• **Goal of the exercise**:
Listed below are entries; give the number of lines among them that include "this", and only that number.
----- Extracted records -----
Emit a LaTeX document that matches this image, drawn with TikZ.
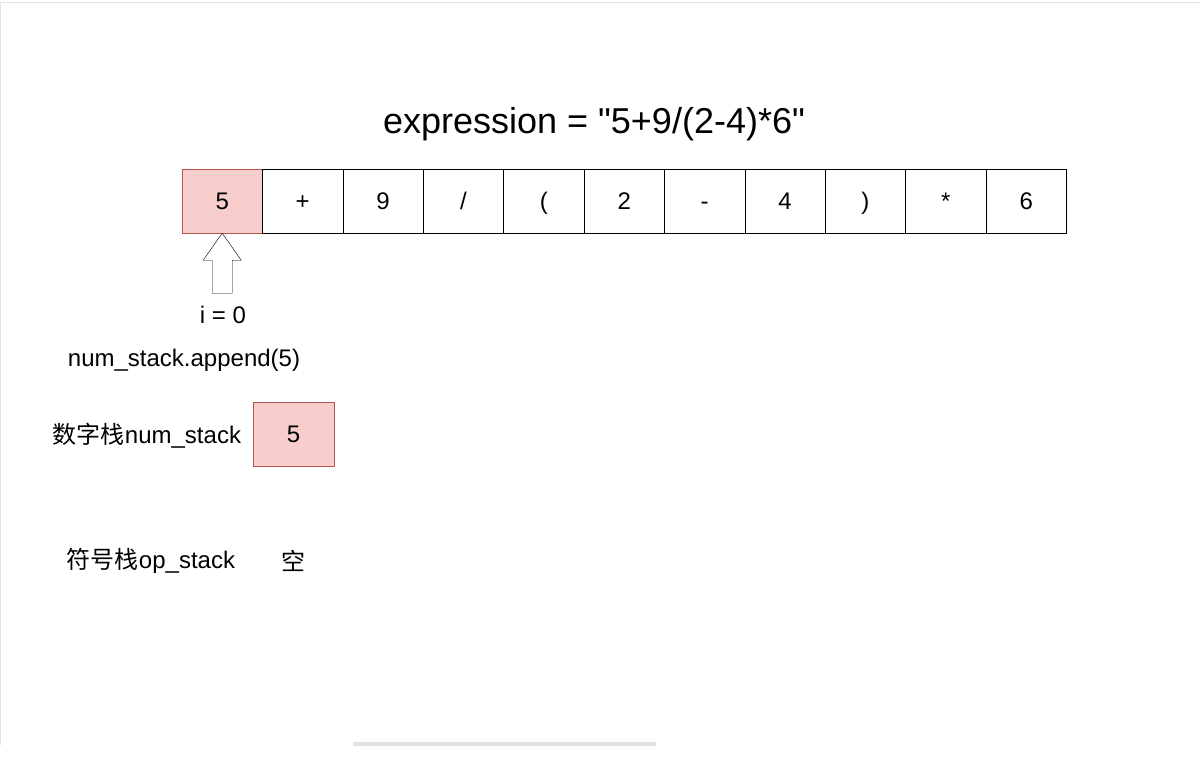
\documentclass[tikz,border=0pt]{standalone}
\usepackage{fontspec}
\setmainfont{Liberation Sans}[Ligatures=TeXOff]
\newfontfamily\cjk{Noto Sans CJK SC}
\definecolor{cellred}{HTML}{F8CECC}
\definecolor{edgered}{HTML}{B85450}
\definecolor{framegray}{HTML}{E2E2E2}

\begin{document}
\begin{tikzpicture}[x=1pt,y=-1pt,font=\fontsize{24}{28}\selectfont]
  \tikzset{cell/.style={draw,minimum width=80.4pt,minimum height=64pt,inner sep=0pt,
                        text height=17pt,text depth=0pt},
           hot/.style={cell,fill=cellred,draw=edgered}}
  \useasboundingbox (0,0) rectangle (1200,763);
  % window frame of the screenshot
  \draw[framegray] (0,2) -- (1200,2);
  \draw[framegray] (0.5,2) -- (0.5,745);
  \fill[framegray] (353,742) rectangle (656,746);
  \node (title) at (594,124) {\fontsize{36}{40}\selectfont expression = "5+9/(2-4)*6"};
  \node[hot]  (c0)  at (222.2,201) {5};
  \node[cell] (c1)  at (302.6,201) {+};
  \node[cell] (c2)  at (383.0,201) {9};
  \node[cell] (c3)  at (463.4,201) {/};
  \node[cell] (c4)  at (543.8,201) {(};
  \node[cell] (c5)  at (624.2,201) {2};
  \node[cell] (c6)  at (704.6,201) {-};
  \node[cell] (c7)  at (785.0,201) {4};
  \node[cell] (c8)  at (865.4,201) {)};
  \node[cell] (c9)  at (945.8,201) {*};
  \node[cell] (c10) at (1026.2,201) {6};
  % pointer arrow under the first cell
  \coordinate (tip) at (c0.south);
  \draw[fill=white] (tip) -- ++(19,27) -- ++(-9,0) -- ++(0,33) -- ++(-20,0)
    -- ++(0,-33) -- ++(-9,0) -- cycle;
  \node (idx) at (223,315) {i = 0};
  \node (op) at (184,360) {num\_stack.append(5)};
  \node (numlbl) at (147,436) {{\cjk 数字栈}num\_stack};
  \node[hot] (n0) at (293.5,434) {5};
  \node (oplbl) at (151,561) {{\cjk 符号栈}op\_stack};
  \node (empty) at (293,561) {\cjk 空};
\end{tikzpicture}
\end{document}
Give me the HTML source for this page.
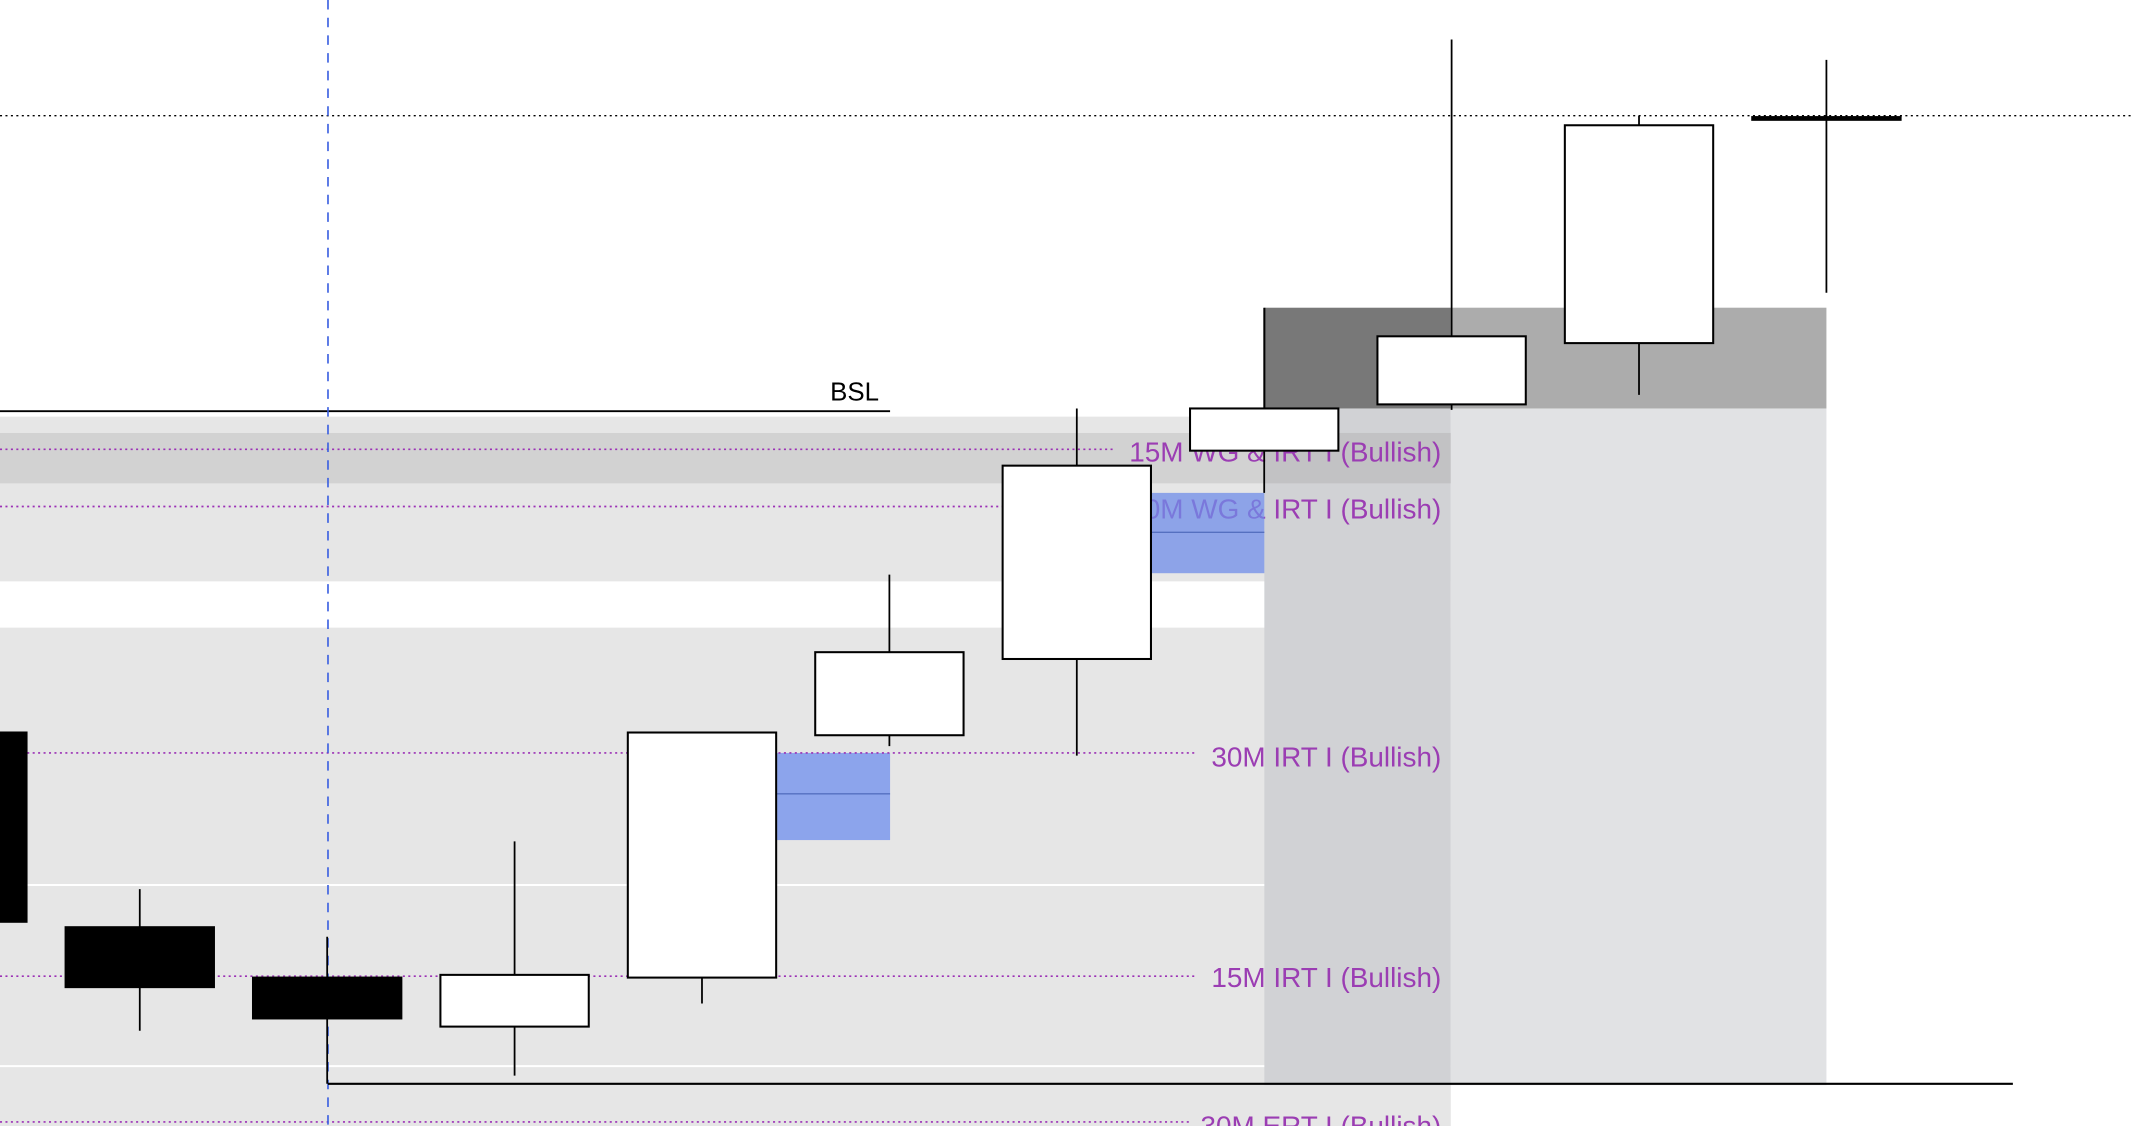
<!DOCTYPE html>
<html><head><meta charset="utf-8"><style>
html,body{margin:0;padding:0;background:#fff;overflow:hidden}
svg{display:block}
text{font-family:"Liberation Sans",sans-serif}
</style></head><body>
<svg id="chart" width="2134" height="1126" viewBox="0 0 1568 827" preserveAspectRatio="none" xmlns="http://www.w3.org/2000/svg">
<g>
<rect x="0" y="306" width="1066" height="121" fill="#e6e6e6"/>
<rect x="0" y="318" width="1066" height="37" fill="#d2d2d2"/>
<rect x="0" y="461" width="1066" height="366" fill="#e6e6e6"/>
<line x1="0" y1="650" x2="1066" y2="650" stroke="#fff" stroke-width="1.5"/>
<line x1="0" y1="783" x2="1066" y2="783" stroke="#fff" stroke-width="1.5"/>
<rect x="929" y="300" width="137" height="497" fill="#d1d2d5"/>
<rect x="929" y="318" width="137" height="37" fill="#c2c2c4"/>
<rect x="1066" y="300" width="276" height="497" fill="#e1e2e4"/>
<rect x="571" y="553" width="83" height="64" fill="#8ca4ec"/>
<line x1="571" y1="583" x2="654" y2="583" stroke="#5570c0" stroke-width="1"/>
</g>
<g stroke="#9b30b5" stroke-width="1.2" stroke-dasharray="1.5 2.5">
<line x1="0" y1="330" x2="820" y2="330"/>
<line x1="0" y1="372" x2="830" y2="372"/>
<line x1="0" y1="553" x2="878" y2="553"/>
<line x1="0" y1="717" x2="878" y2="717"/>
<line x1="0" y1="824" x2="875" y2="824"/>
</g>
<g fill="#9b3db3" font-size="20.5" text-anchor="end">
<text x="1059" y="339">15M WG &amp; IRT I (Bullish)</text>
<text x="1059" y="381">30M WG &amp; IRT I (Bullish)</text>
<text x="1059" y="563">30M IRT I (Bullish)</text>
<text x="1059" y="725">15M IRT I (Bullish)</text>
<text x="1059" y="834">30M ERT I (Bullish)</text>
</g>
<g>
<rect x="846" y="362" width="83" height="59" fill="#6f8ce8" fill-opacity="0.75"/>
<line x1="846" y1="391" x2="929" y2="391" stroke="#5570c0"/>
<rect x="929" y="226" width="137" height="74" fill="#787878"/>
<rect x="1066" y="226" width="276" height="74" fill="#acacac"/>
<line x1="929" y1="226" x2="929" y2="300" stroke="#000" stroke-width="1.5"/>
</g>
<line x1="0" y1="85" x2="1568" y2="85" stroke="#000" stroke-width="1" stroke-dasharray="1.5 2.5"/>
<line x1="0" y1="302" x2="654" y2="302" stroke="#000" stroke-width="1.3"/>
<text x="610" y="294" font-size="19" fill="#000">BSL</text>
<line x1="241" y1="0" x2="241" y2="827" stroke="#3a5fe0" stroke-width="1.2" stroke-dasharray="7 6"/>
<line x1="241" y1="796" x2="1479" y2="796" stroke="#000" stroke-width="1.5"/>
<g id="candles"></g>
</svg>
<script>
const opens  = [46.2, 31.9, 28.2, 24.6, 28.2, 46.0, 51.6, 66.9, 70.3, 74.8, 91.4];
const closes = [32.3, 27.5, 25.2, 28.4, 46.2, 52.1, 65.8, 70.0, 75.3, 90.8, 91.2];
const highs  = [48.0, 34.7, 31.2, 38.2, 46.2, 57.8, 70.0, 70.0, 97.1, 91.5, 95.6];
const lows   = [30.0, 24.3, 20.4, 21.0, 26.3, 45.2, 44.5, 63.8, 69.9, 71.0, 78.5];
const x0 = -35, step = 137.7, bodyW = 109;
function xScale(i){ return x0 + i*step; }
function yScale(p){ return 1000 - p*10; }
const g = document.getElementById('candles');
const NS = 'http://www.w3.org/2000/svg';
for (let i=0;i<opens.length;i++){
  const cx = xScale(i);
  const bull = closes[i] >= opens[i];
  const w = document.createElementNS(NS,'line');
  
  
  w.setAttribute('x1',cx); w.setAttribute('x2',cx);
  w.setAttribute('y1',yScale(highs[i])); w.setAttribute('y2',yScale(lows[i]));
  w.setAttribute('stroke','#000'); w.setAttribute('stroke-width','1.3');
  g.appendChild(w);
  const top = yScale(Math.max(opens[i],closes[i]));
  const bot = yScale(Math.min(opens[i],closes[i]));
  const r = document.createElementNS(NS,'rect');
  
  
  r.setAttribute('x',cx-bodyW/2); r.setAttribute('y',top);
  r.setAttribute('width',bodyW); r.setAttribute('height',Math.max(bot-top,1.5));
  r.setAttribute('fill', bull ? '#fff' : '#000');
  r.setAttribute('stroke','#000'); r.setAttribute('stroke-width','1.5');
  g.appendChild(r);
}
</script>
</body></html>
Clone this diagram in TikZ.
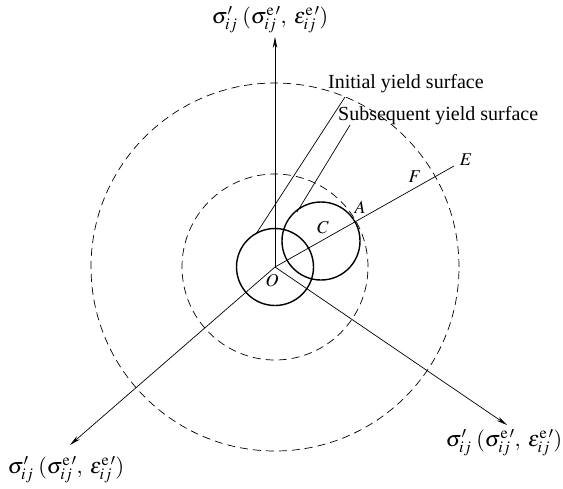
\documentclass[tikz,border=0pt]{standalone}
\usepackage{mathptmx}
\usepackage{fontspec}
\setmainfont{Liberation Serif}
\usetikzlibrary{arrows.meta, calc}

\newcommand{\axislab}{$\sigma'_{ij}\;(\sigma^{\mathrm{e}\,\prime}_{ij},\;\varepsilon^{\mathrm{e}\,\prime}_{ij})$}

\begin{document}
\begin{tikzpicture}[x=1pt, y=-1pt, >={Stealth[length=11pt, width=4.5pt]},
  axis/.style={->, line width=0.7pt},
  yieldsurf/.style={line width=1.4pt},
  loadsurf/.style={line width=0.7pt, dash pattern=on 8pt off 5pt},
  lbl/.style={font=\fontsize{18}{20}\selectfont, inner sep=1pt},
  axlbl/.style={font=\fontsize{22}{24}\selectfont, inner sep=1pt},
  txt/.style={font=\fontsize{20}{24}\selectfont, inner sep=0pt}]
  \useasboundingbox (0,0) rectangle (563,488);

  % Axes
  \coordinate (O) at (275,267);
  \coordinate (s1) at (275,37);
  \coordinate (s2) at (70,445);
  \coordinate (s3) at (507,425);
  \draw[axis] (O) -- (s1);
  \draw[axis] (O) -- (s2);
  \draw[axis] (O) -- (s3);
  \node[axlbl] (s1lab) at (270,20) {\axislab};
  \node[axlbl] (s2lab) at (66,470) {\axislab};
  \node[axlbl] (s3lab) at (504,443) {\axislab};

  % Loading surfaces (dashed)
  \draw[loadsurf] (O) circle[radius=93pt];
  \draw[loadsurf] (O) circle[radius=184pt];

  % Yield surfaces
  \coordinate (C) at (321,241);
  \draw[yieldsurf] (O) circle[radius=38.5pt];
  \draw[yieldsurf] (C) circle[radius=39pt];

  % Loading path O -> E
  \coordinate (E) at (454,166);
  \coordinate (A) at ($(O)!0.447!(E)$);
  \coordinate (F) at ($(O)!0.893!(E)$);
  \draw[line width=0.7pt] (O) -- (E);
  \node[lbl] (Olab) at (272,281) {$O$};
  \node[lbl] (Clab) at (323,228) {$C$};
  \node[lbl] (Alab) at (360,207) {$A$};
  \node[lbl] (Flab) at (415,177) {$F$};
  \node[lbl] (Elab) at (466,160) {$E$};

  % Leaders
  \node[txt, anchor=west] (initlab) at (328,84) {Initial yield surface};
  \node[txt, anchor=west] (sublab) at (338,116) {Subsequent yield surface};
  \coordinate (i0) at ($(O)+(-19,-33)$);
  \coordinate (i1) at (345,97);
  \draw[line width=0.7pt] (i0) -- (i1);
  \coordinate (c0) at (297,212);
  \coordinate (c1) at (350,125);
  \draw[line width=0.7pt] (c0) -- (c1);
\end{tikzpicture}
\end{document}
-----
• **Answer to the problem**:
3